You should be completely comfortable with the amount you can pay towards your car every month. If that means giving up going out for dinner once a week, or getting coffee from the office instead of Starbucks, that’s fine as long as you know that it’s a concrete step you’re willing to make to get a newer car. If you have vague plans about how you could save money but no real plan, you should reconsider your budget. Ideally, you’ll be able to have enough for your payment and a little left over for registration fees, maintenance and any repairs you may eventually need to do.

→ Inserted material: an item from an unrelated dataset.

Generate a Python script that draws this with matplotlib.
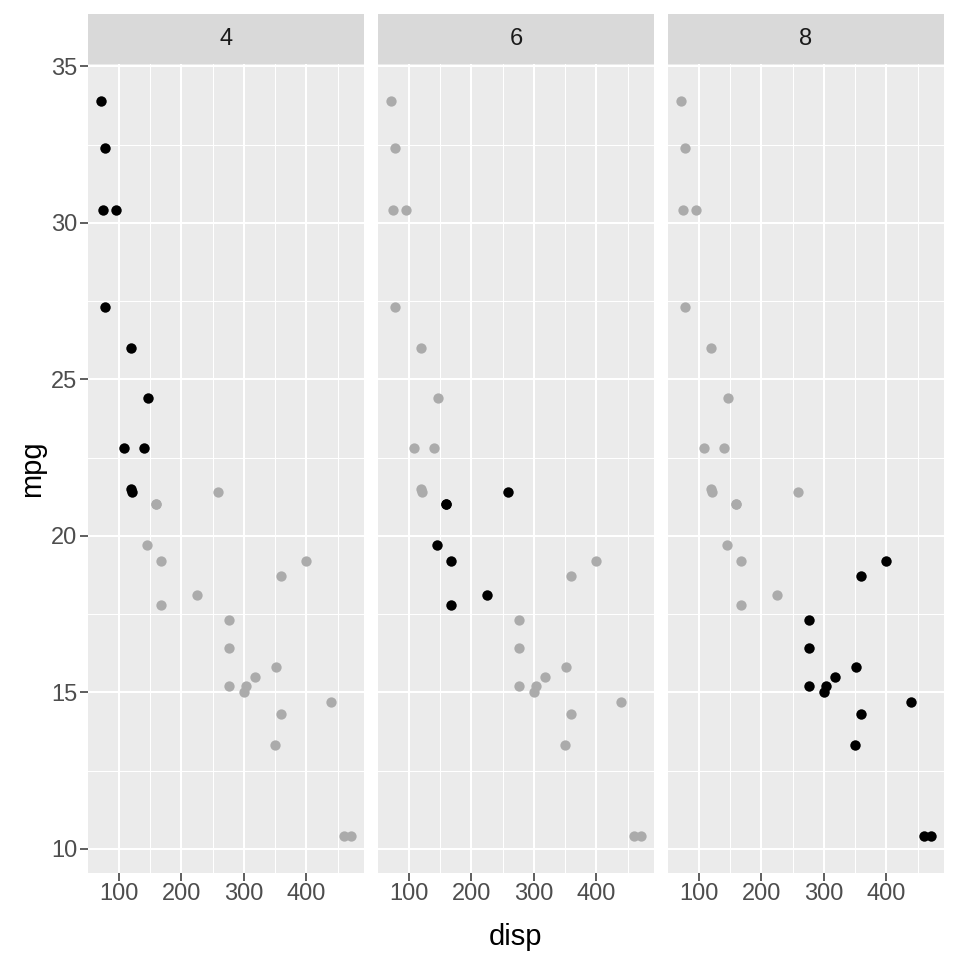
import numpy as np
import matplotlib
matplotlib.use('Agg')
import matplotlib.pyplot as plt
from matplotlib.patches import Rectangle

# mtcars: disp, mpg, cyl
disp = [160, 160, 108, 258, 360, 225, 360, 146.7, 140.8, 167.6, 167.6, 275.8,
        275.8, 275.8, 472, 460, 440, 78.7, 75.7, 71.1, 120.1, 318, 304, 350,
        400, 79, 120.3, 95.1, 351, 145, 301, 121]
mpg = [21.0, 21.0, 22.8, 21.4, 18.7, 18.1, 14.3, 24.4, 22.8, 19.2, 17.8, 16.4,
       17.3, 15.2, 10.4, 10.4, 14.7, 32.4, 30.4, 33.9, 21.5, 15.5, 15.2, 13.3,
       19.2, 27.3, 26.0, 30.4, 15.8, 19.7, 15.0, 21.4]
cyl = [6, 6, 4, 6, 8, 6, 8, 4, 4, 6, 6, 8, 8, 8, 8, 8, 8, 4, 4, 4, 4, 8, 8, 8,
       8, 4, 4, 4, 8, 6, 8, 4]
panels = [4, 6, 8]
x_ticks = [100, 200, 300, 400]
y_ticks = [10, 15, 20, 25, 30, 35]

plt.rcParams['font.family'] = ['Liberation Sans', 'DejaVu Sans']

disp = np.array(disp)
mpg = np.array(mpg)
cyl = np.array(cyl)

W = H = 960
fig = plt.figure(figsize=(9.6, 9.6), dpi=100)

xlo, xhi = disp.min(), disp.max()
ylo, yhi = mpg.min(), mpg.max()
xpad = (xhi - xlo) * 0.05
ypad = (yhi - ylo) * 0.05

top, bottom = 64, 873
strip_top = 14
lefts = [88, 378, 668]
pw = 276

for i, c in enumerate(panels):
    ax = fig.add_axes([lefts[i] / W, 1 - bottom / H, pw / W, (bottom - top) / H])
    ax.set_facecolor('#EBEBEB')
    ax.set_xlim(xlo - xpad, xhi + xpad)
    ax.set_ylim(ylo - ypad, yhi + ypad)
    for s in ax.spines.values():
        s.set_visible(False)
    # grid
    for v in [150, 250, 350, 450]:
        ax.axvline(v, color='white', lw=0.75, zorder=0.5)
    for v in [12.5, 17.5, 22.5, 27.5, 32.5]:
        ax.axhline(v, color='white', lw=0.75, zorder=0.5)
    for v in x_ticks:
        ax.axvline(v, color='white', lw=1.5, zorder=0.6)
    for v in y_ticks:
        ax.axhline(v, color='white', lw=1.5, zorder=0.6)
    ax.scatter(disp, mpg, s=55, color='#ABABAB', linewidths=0, zorder=2)
    m = cyl == c
    ax.scatter(disp[m], mpg[m], s=55, color='black', linewidths=0, zorder=3)
    ax.set_xticks(x_ticks)
    ax.set_xticklabels([str(t) for t in x_ticks])
    ax.set_yticks(y_ticks)
    if i == 0:
        ax.set_yticklabels([str(t) for t in y_ticks])
        ax.tick_params(axis='y', length=5.5, width=1.1, color='#333333',
                       labelsize=17, labelcolor='#4D4D4D', pad=2)
    else:
        ax.tick_params(axis='y', left=False, labelleft=False)
    ax.tick_params(axis='x', length=5.5, width=1.1, color='#333333',
                   labelsize=17, labelcolor='#4D4D4D', pad=2)
    # strip
    fig.patches.append(Rectangle((lefts[i] / W, 1 - top / H), pw / W,
                                 (top - strip_top) / H, transform=fig.transFigure,
                                 facecolor='#D9D9D9', edgecolor='none'))
    fig.text((lefts[i] + pw / 2) / W, 1 - (top + strip_top) / 2 / H, str(c),
             ha='center', va='center', fontsize=17, color='#1A1A1A')

fig.text((lefts[0] + lefts[2] + pw) / 2 / W, 1 - 937 / H, 'disp',
         ha='center', va='center', fontsize=21, color='black')
fig.text(32 / W, 1 - (top + bottom) / 2 / H, 'mpg', rotation=90,
         ha='center', va='center', fontsize=21, color='black')

fig.savefig('out.png', dpi=100, facecolor='white')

The number of people you can fit into a car will never change, which means you have to make sure your entire family will fit comfortably into the vehicle you pick. You should have room for groceries, of course, but also consider if the whole family and your luggage would fit into the vehicle. On the other hand, just like a house, you’ll pay more for more space. Don’t get a minivan if you only have one or two children. You’ll end up with a higher purchase price and a higher lifetime cost.
You probably don’t need an off-road capable vehicle if you live in the suburbs and spend your weekends at the mall. If you like that SUVs sit higher, consider a more fuel-efficient hybrid or hatchback. If you’re a big fan of trucks but you can’t see yourself ever actually using the truck bed for hauling anything, hold off on buying one. With SUVs, minivans and trucks, your purchase price will be higher, and the cost of maintenance, repairs and fuel will be significantly higher. You can always purchase your dream car later in life when you have more disposable income and a better credit score.
Don’t forget to consider if you actually like the car or not. If you’re excited to drive it, and happy with the condition of the vehicle, making your payments every month will be a lot easier. External things like the color of the paint don’t really matter that much, but remember that you may be driving your car for a while, and you should be proud of it.
What does your contract cover? Is there a limited warranty or optional extended service agreement? These can protect you from a situation where you can’t afford a repair, but you still have to make your payments on a vehicle that isn’t running. Is there a service discount? The major difference between a car that lasts 200,000 miles and one that dies at 100,000 is how well it’s taken care of. Regular oil changes and service visits can keep your car running long past your final payment on it.